Probing transfer to unbound states of the ejectile with weakly bound ${}^7\mathrm{Li}$ on ${}^{93}\mathrm{Nb}$

The two-step process of transfer followed by breakup is explored by measuring a rather complete set of exclusive data for reaction channels populating states in the ejectile continua of the ${}^7\mathrm{Li}+{}^{93}\mathrm{Nb}$ system at energies close to the Coulomb barrier.
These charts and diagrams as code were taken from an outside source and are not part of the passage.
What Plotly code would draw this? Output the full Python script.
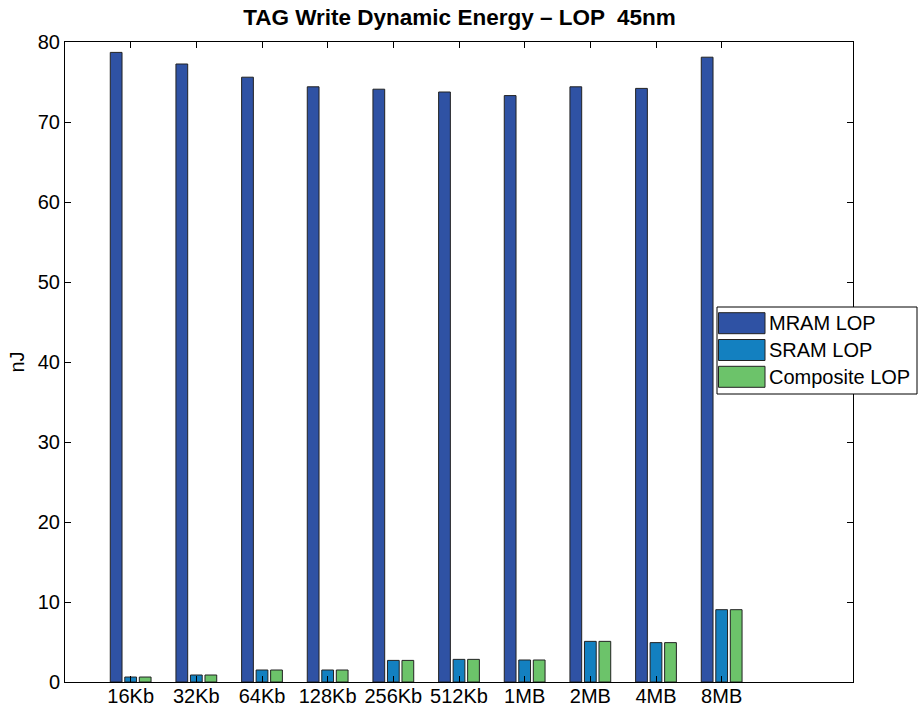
import plotly.graph_objects as go

# Cache sizes and TAG write dynamic energy (nJ), 45nm LOP
sizes = ["16Kb", "32Kb", "64Kb", "128Kb", "256Kb", "512Kb", "1MB", "2MB", "4MB", "8MB"]
mram_lop = [78.7, 77.25, 75.6, 74.4, 74.1, 73.75, 73.3, 74.4, 74.2, 78.1]
sram_lop = [0.62, 0.875, 1.5, 1.5, 2.7, 2.83, 2.75, 5.08, 4.92, 9.04]
composite_lop = [0.62, 0.875, 1.5, 1.5, 2.7, 2.83, 2.75, 5.08, 4.92, 9.04]

series_names = ["MRAM LOP", "SRAM LOP", "Composite LOP"]
series_colors = ["#2f52a4", "#1380c0", "#6cc36a"]
series_values = [mram_lop, sram_lop, composite_lop]

positions = list(range(1, len(sizes) + 1))
FONT = "Liberation Sans, Arial, Helvetica, sans-serif"

fig = go.Figure()
for name, color, vals in zip(series_names, series_colors, series_values):
    fig.add_trace(go.Bar(
        x=positions, y=vals, name=name,
        marker=dict(color=color, line=dict(color="#222222", width=1)),
        showlegend=False,
    ))

W, H = 919, 713
ML, MR, MT, MB = 65, 66, 42, 31
PW, PH = W - ML - MR, H - MT - MB


def px(x):
    return (x - ML) / PW


def py(y):
    return (H - MB - y) / PH


# Boxed legend on the right-hand side
shapes = [dict(type="rect", xref="paper", yref="paper",
               x0=px(717), x1=px(917), y0=py(394), y1=py(307),
               line=dict(color="black", width=1), fillcolor="white", layer="above")]
annotations = []
row_tops = [312.7, 339.5, 366.3]
for top, name, color in zip(row_tops, series_names, series_colors):
    shapes.append(dict(type="rect", xref="paper", yref="paper",
                       x0=px(718.5), x1=px(765), y0=py(top + 21), y1=py(top),
                       line=dict(color="#222222", width=1), fillcolor=color, layer="above"))
    annotations.append(dict(xref="paper", yref="paper", x=px(767), y=py(top + 10.5),
                            text=name, showarrow=False, xanchor="left", yanchor="middle",
                            font=dict(family=FONT, size=20, color="black")))

fig.update_layout(
    width=W, height=H,
    margin=dict(l=ML, r=MR, t=MT, b=MB, autoexpand=False),
    paper_bgcolor="white", plot_bgcolor="white",
    barmode="group", bargap=0.337, bargroupgap=0.19,
    title=dict(text="<b>TAG Write Dynamic Energy – LOP  45nm</b>",
               x=0.5, xanchor="center", y=1 - 17 / H, yanchor="middle",
               font=dict(family=FONT, size=22.5, color="black")),
    shapes=shapes, annotations=annotations,
    font=dict(family=FONT, size=20, color="black"),
)
fig.update_xaxes(
    range=[0, 12], tickvals=positions, ticktext=sizes,
    ticks="inside", ticklen=6, tickcolor="black",
    showline=True, linecolor="black", linewidth=1, mirror="ticks",
    showgrid=False, zeroline=False, automargin=False,
    ticklabelstandoff=-4,
    tickfont=dict(family=FONT, size=20, color="black"),
)
fig.update_yaxes(
    range=[0, 80], tickvals=list(range(0, 81, 10)),
    ticks="inside", ticklen=6, tickcolor="black",
    showline=True, linecolor="black", linewidth=1, mirror="ticks",
    showgrid=False, zeroline=False, automargin=False,
    title=dict(text="nJ", font=dict(family=FONT, size=20, color="black"), standoff=7),
    tickfont=dict(family=FONT, size=20, color="black"),
)

fig.write_html("out.html")
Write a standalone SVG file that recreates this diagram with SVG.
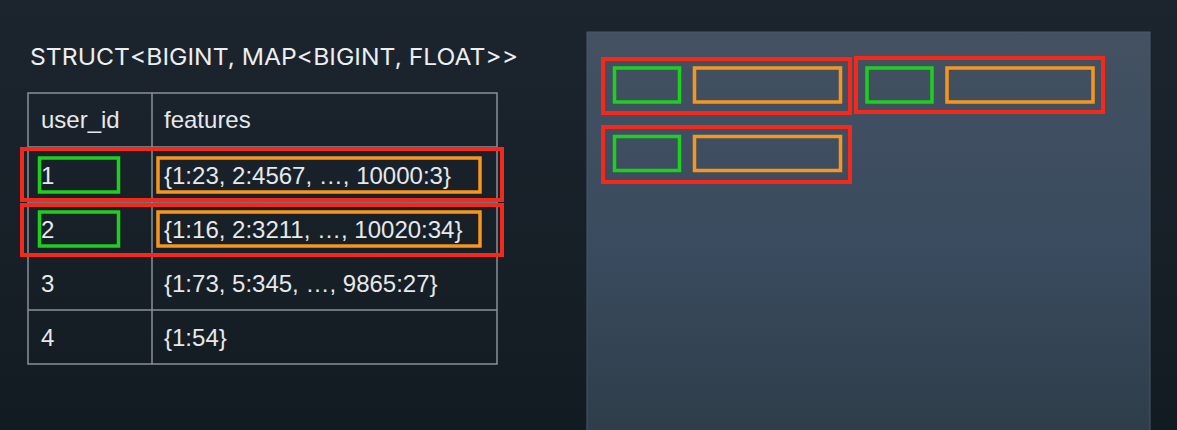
<svg xmlns="http://www.w3.org/2000/svg" width="1177" height="430" viewBox="0 0 1177 430">
<defs>
<linearGradient id="bg" x1="0" y1="0" x2="0" y2="1">
<stop offset="0" stop-color="#1c252e"/>
<stop offset="1" stop-color="#131b22"/>
</linearGradient>
<linearGradient id="panel" x1="0" y1="0" x2="0" y2="1">
<stop offset="0" stop-color="#435161"/>
<stop offset="0.55" stop-color="#3a4b5f"/>
<stop offset="1" stop-color="#2e3d49"/>
</linearGradient>
<style>
.t{font-family:"Liberation Sans",Arial,sans-serif;font-size:24px;fill:#e6e8ea}
.title{font-family:Inter,"Liberation Sans",sans-serif;font-size:23px;fill:#eceef0}
.grid{stroke:#8a9098;stroke-width:1.5;fill:none}
.red{fill:none;stroke:#f5281a;stroke-width:4}
.green{fill:none;stroke:#1ecf1e;stroke-width:3.5}
.orange{fill:none;stroke:#f7961e;stroke-width:3.5}
</style>
</defs>
<rect width="1177" height="430" fill="url(#bg)"/>
<g id="title"><text class="title" x="30" y="65" textLength="488" lengthAdjust="spacingAndGlyphs">STRUCT&lt;BIGINT, MAP&lt;BIGINT, FLOAT&gt;&gt;</text></g>
<g id="table">
<rect class="grid" x="28" y="93" width="469" height="271"/>
<line class="grid" x1="152" y1="93" x2="152" y2="364"/>
<line class="grid" x1="28" y1="147" x2="497" y2="147"/>
<line class="grid" x1="28" y1="202" x2="497" y2="202"/>
<line class="grid" x1="28" y1="256" x2="497" y2="256"/>
<line class="grid" x1="28" y1="310" x2="497" y2="310"/>
<text class="t" x="41" y="128">user_id</text>
<text class="t" x="164" y="128">features</text>
<text class="t" x="41" y="184">1</text>
<text class="t" x="164" y="184">{1:23, 2:4567, …, 10000:3}</text>
<text class="t" x="41" y="238">2</text>
<text class="t" x="164" y="238">{1:16, 2:3211, …, 10020:34}</text>
<text class="t" x="41" y="292">3</text>
<text class="t" x="164" y="292">{1:73, 5:345, …, 9865:27}</text>
<text class="t" x="41" y="346">4</text>
<text class="t" x="164" y="346">{1:54}</text>
</g>
<g id="row1-highlight">
<rect class="red" x="22" y="149" width="480" height="51"/>
<rect class="green" x="39.5" y="158" width="79" height="34"/>
<rect class="orange" x="158" y="158" width="322" height="34"/>
</g>
<g id="row2-highlight">
<rect class="red" x="22" y="205" width="480" height="50"/>
<rect class="green" x="39.5" y="212" width="79" height="34"/>
<rect class="orange" x="158" y="212" width="322" height="34"/>
</g>
<g id="panel">
<rect x="587" y="32" width="563" height="400" fill="url(#panel)" stroke="#4a5868" stroke-width="1"/>
</g>
<g id="packed-row1">
<rect class="red" x="603" y="59" width="247" height="54"/>
<rect class="green" x="614.5" y="68" width="65" height="34"/>
<rect class="orange" x="694.5" y="68" width="146" height="34"/>
</g>
<g id="packed-row2">
<rect class="red" x="856" y="58" width="247" height="54"/>
<rect class="green" x="867" y="68" width="65" height="34"/>
<rect class="orange" x="947" y="68" width="146" height="34"/>
</g>
<g id="packed-row3">
<rect class="red" x="603" y="127" width="247" height="55"/>
<rect class="green" x="614.5" y="136.5" width="65" height="34"/>
<rect class="orange" x="694.5" y="136.5" width="146" height="34"/>
</g>
<g id="connectors"/>
</svg>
The cross sections for $\alpha +\alpha$ events from one proton pickup were found to be smaller than those for $\alpha +d$ events from one neutron stripping and $\alpha +t$ events from direct breakup of ${}^7\mathrm{Li}$. Coupled-channels Born approximation and continuum-discretized coupled-channels calculations describe the data well and support the conclusion that the $\alpha +d$ and $\alpha +\alpha$ events are produced by direct transfer to unbound states of the ejectile.

Figure 1

Measured energy correlation spectra of breakup fragments for ${}^7\mathrm{Li}$ on ${}^{93}\mathrm{Nb}$ at $E_{\mathrm{beam}}=28$ MeV and ${\theta }_{\mathrm{lab}}$ = ${60}^{\circ }$. (a), (c), and (e): $E_{\alpha }$ vs the relative energy $E_{\alpha \alpha }, E_{\alpha \mathit{d}}$, and $E_{\alpha \mathit{t}}$, corresponding to ${\theta }_{\mathrm{rel}}^{\alpha \alpha }=3^{\circ }, {\theta }_{\mathrm{rel}}^{\alpha d}$ = ${10}^{\circ }$, and ${\theta }_{\mathrm{rel}}^{\alpha t}$ = ${15}^{\circ }$, respectively. The shaded distributions in (b), (d), and (f) correspond to projections of the $\alpha$-particle energy for the data in (a), (c), and (e), respectively. The arrow on the $x$ axis indicates the detection threshold. The kinematical curves plotted as dashed, solid, and dotted lines correspond to (a) $E^{☆}$(${}^{92}\mathrm{Zr}$) = 1.0, 3.0, and 5.0 MeV (c) $E^{☆}$(${}^{94}\mathrm{Nb}$) = 0.0, 0.5, and 1.0 MeV, and (e) $E^{☆}$(${}^{93}\mathrm{Nb}$) = 0.0, 1.0, and 2.0 MeV. $E_{\alpha }$ resulting from Monte Carlo simulations are shown as solid lines in (b), (d), and (f) for fragments originating from ${}^8\mathrm{Be}$(g.s.), ${}^6\mathrm{Li}$($3^{+}$), and ${}^7\mathrm{Li}$($7/2^{-}$), respectively (see text for details).

Figure 2

Measured inclusive and exclusive cross sections for the ${}^7\mathrm{Li}+{}^{93}\mathrm{Nb}$ system at 28 MeV. (a) Elastic scattering data and the CDCC calculation. The inclusive cross section for $\alpha$ production is shown in the inset. (b) Prompt and resonant (from the $7/2^{-}$ state) breakup of ${}^7\mathrm{Li}$, shown as asterisks and filled circles, respectively. The CDCC results for prompt and resonant breakup are denoted by dot-dot-dashed and dashed lines, respectively. (c) Exclusive data for $1p$ pickup to ${}^8\mathrm{Be}$($0_1{}^{+}$) and $1n$ stripping to ${}^6\mathrm{Li}$($3_1{}^{+}$) are presented as filled circles and asterisks, respectively. The CCBA calculations for $1p$ pickup and $1n$ stripping are denoted by dot-dashed and solid lines, respectively.

Figure 3

$1n$ stripping and $1p$ pickup cross sections for the ${}^7\mathrm{Li}+{}^{93}\mathrm{Nb}$ system at 24, 28, and 30 MeV. (a) The $\alpha +d$ cross sections for the $[{}^7\mathrm{Li},{}^6\mathrm{Li}\left(3_1{}^{+}\right)]$ reaction. (b) The $\alpha +\alpha$ cross sections for the $[{}^7\mathrm{Li},{}^8\mathrm{Be}\left(0_1{}^{+}\right)]$ reaction. In both panels the dotted, solid, and dashed lines correspond to the CCBA calculations at 24, 28, and 30 MeV, respectively.